Respondents' Reliance and Apparent Authority
The court also addressed the respondents' claims of reliance on the apparent authority of J. Dalzell Brown, who unlawfully took the bonds from the California Safe Deposit and Trust Company. Respondents argued that they were led to believe that the bonds were validly owned by Brown, creating an expectation that they could enforce their rights. However, the court found that Brown did not possess the bonds with the necessary authority, as he was not entrusted with them in a manner that would justify the respondents' reliance. The court emphasized that the bonds bore clear indications that they were subject to the mortgage provisions, which should have prompted respondents to conduct further inquiries. The court concluded that the respondents had not exercised due diligence in verifying the ownership and legitimacy of the bonds, which contributed to their inability to claim rights based on apparent authority.
Custom vs. Statutory Interpretation
The court acknowledged the argument put forth by the appellants that bonds have historically been treated as negotiable instruments in commercial practice. However, the court maintained that established custom could not override the explicit statutory provisions that define negotiability. The court reiterated that the Civil Code expressly requires that negotiable instruments must not contain conditions that limit their enforceability or transferability. This principle firmly guided the court's decision, highlighting that even if the bonds had been treated as negotiable in the past, the specific terms and conditions presented in this case led to a conclusion that was consistent with the statutory framework. The court favored a strict interpretation of the law over customary practices, thereby reinforcing the importance of adhering to statutory definitions in determining the nature of financial instruments.

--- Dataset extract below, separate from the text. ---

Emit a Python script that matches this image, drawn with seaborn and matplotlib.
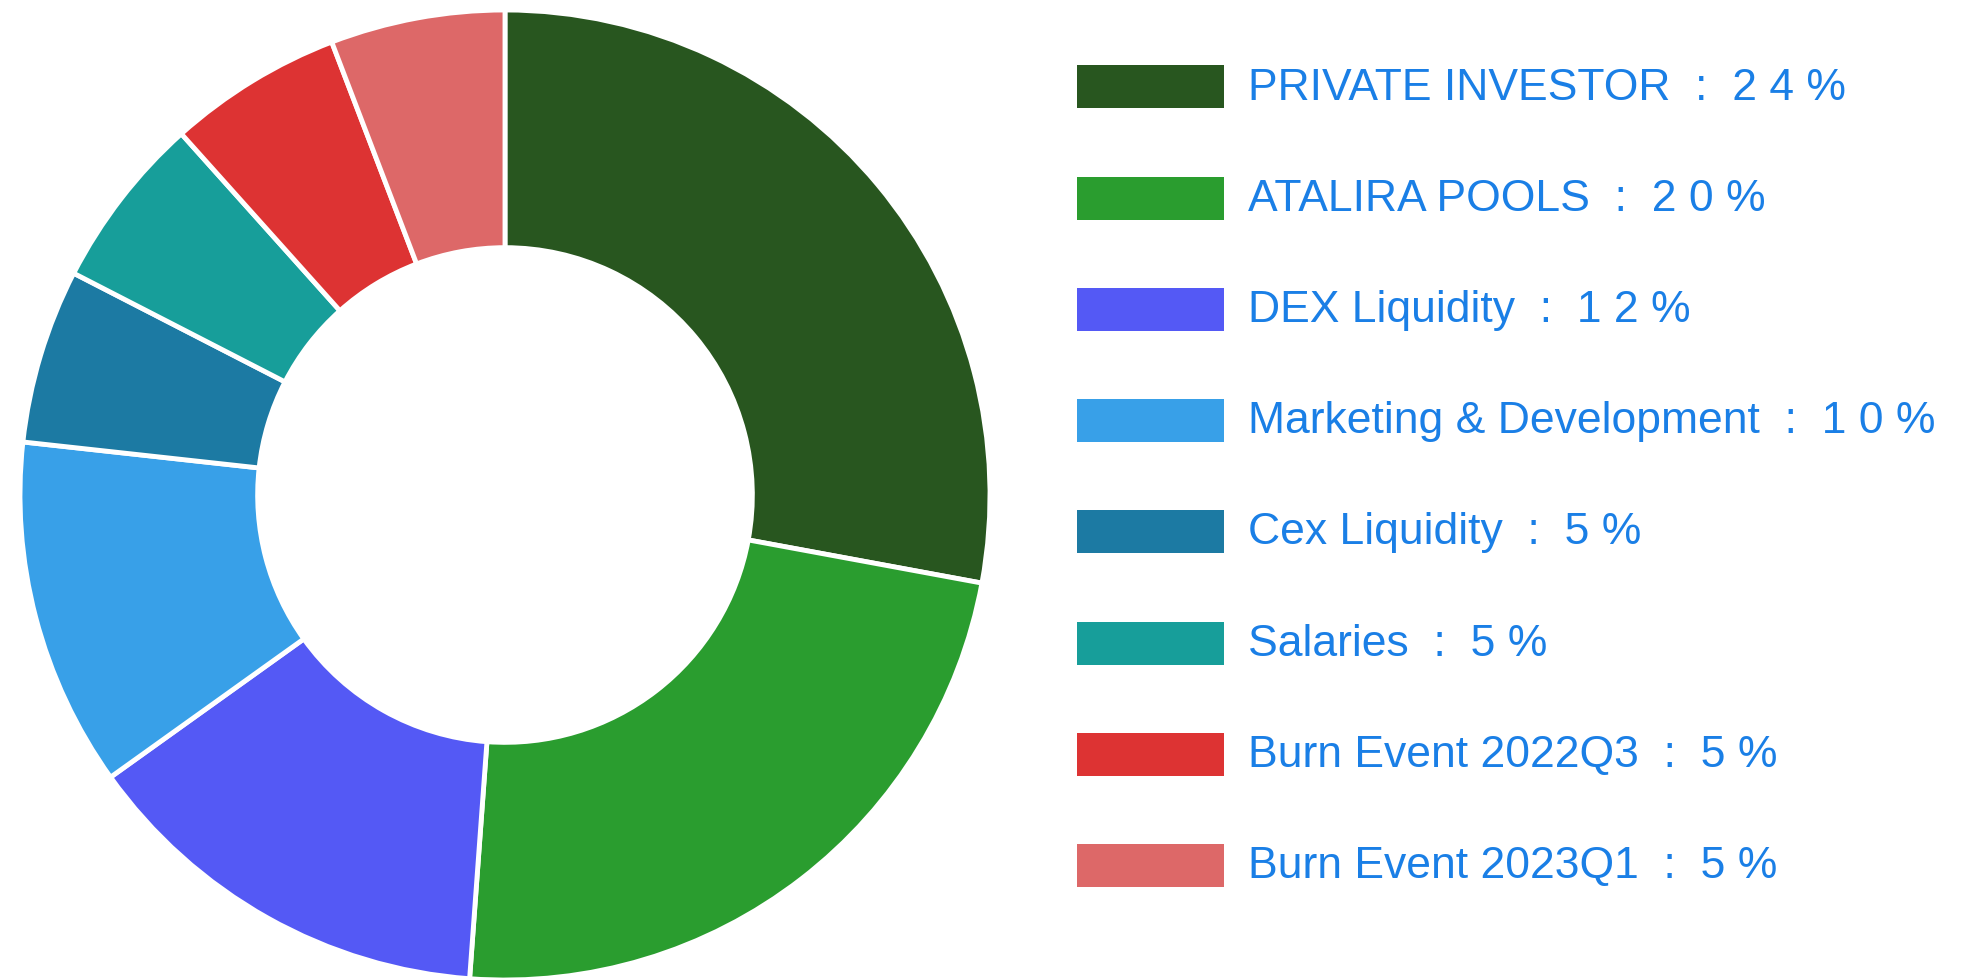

Conclusion on Estoppel and Fraud
In its final analysis, the court addressed the doctrine of estoppel, which could have potentially protected the respondents under certain circumstances. However, the court found that the facts of the case did not support a finding of estoppel because Brown was not entrusted with the bonds in a manner that would legitimize his actions. The court distinguished between situations involving apparent authority where an agent is given control over property and cases where an agent unlawfully appropriates property without proper consent. The court concluded that since Brown's actions were outside the scope of his authority and the bonds explicitly indicated their secured nature, the respondents could not invoke estoppel. Thus, the court reversed the trial court's judgment, emphasizing that the bonds were not negotiable instruments and that the appellants could not be held liable for the fraudulent actions of Brown.